Objective: Look over the lines below. Report each one that includes the string "with".

Source material:

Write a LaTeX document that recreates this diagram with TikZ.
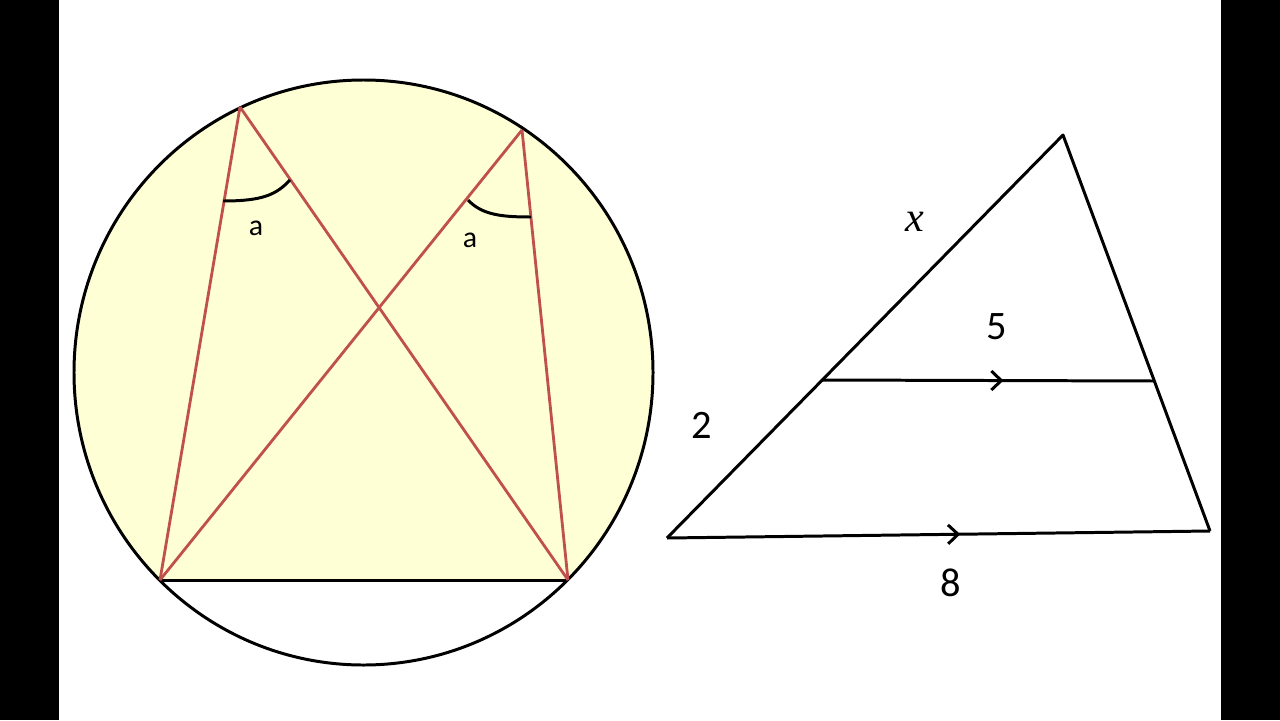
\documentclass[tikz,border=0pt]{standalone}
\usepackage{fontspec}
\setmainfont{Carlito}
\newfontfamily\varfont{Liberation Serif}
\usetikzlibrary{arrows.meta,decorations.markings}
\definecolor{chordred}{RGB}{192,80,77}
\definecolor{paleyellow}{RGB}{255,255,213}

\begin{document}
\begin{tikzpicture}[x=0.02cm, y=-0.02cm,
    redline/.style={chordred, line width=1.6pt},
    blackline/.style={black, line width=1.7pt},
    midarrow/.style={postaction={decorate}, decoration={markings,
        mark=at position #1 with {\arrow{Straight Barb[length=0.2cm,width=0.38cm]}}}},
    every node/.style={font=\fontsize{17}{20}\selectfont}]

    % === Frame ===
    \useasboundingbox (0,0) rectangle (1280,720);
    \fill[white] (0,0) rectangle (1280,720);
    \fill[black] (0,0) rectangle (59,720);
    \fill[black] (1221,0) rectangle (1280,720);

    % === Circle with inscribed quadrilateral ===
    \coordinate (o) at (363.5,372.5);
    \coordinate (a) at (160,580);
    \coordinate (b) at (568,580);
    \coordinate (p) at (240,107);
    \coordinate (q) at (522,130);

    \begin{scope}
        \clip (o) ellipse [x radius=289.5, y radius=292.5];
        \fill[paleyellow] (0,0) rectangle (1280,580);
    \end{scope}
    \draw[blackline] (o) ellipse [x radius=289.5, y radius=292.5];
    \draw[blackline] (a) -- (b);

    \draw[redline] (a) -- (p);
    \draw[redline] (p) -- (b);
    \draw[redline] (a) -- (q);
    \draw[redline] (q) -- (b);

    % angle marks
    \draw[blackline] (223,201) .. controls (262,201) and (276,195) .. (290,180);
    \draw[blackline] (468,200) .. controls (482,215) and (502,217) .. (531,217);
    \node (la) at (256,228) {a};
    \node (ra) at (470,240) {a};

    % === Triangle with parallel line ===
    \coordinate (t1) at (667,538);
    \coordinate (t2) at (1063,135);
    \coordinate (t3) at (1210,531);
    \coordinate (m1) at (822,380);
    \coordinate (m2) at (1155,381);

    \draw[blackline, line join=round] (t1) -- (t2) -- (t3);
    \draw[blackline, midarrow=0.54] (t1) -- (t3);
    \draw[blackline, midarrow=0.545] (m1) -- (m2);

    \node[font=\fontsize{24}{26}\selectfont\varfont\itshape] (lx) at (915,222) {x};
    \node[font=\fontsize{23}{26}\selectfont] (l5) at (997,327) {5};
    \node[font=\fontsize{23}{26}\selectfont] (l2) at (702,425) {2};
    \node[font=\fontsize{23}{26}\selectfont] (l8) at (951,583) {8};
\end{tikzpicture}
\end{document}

Reply:
Write a LaTeX document that recreates this diagram with TikZ.
        mark=at position #1 with {\arrow{Straight Barb[length=0.2cm,width=0.38cm]}}}},
    % === Circle with inscribed quadrilateral ===
    % === Triangle with parallel line ===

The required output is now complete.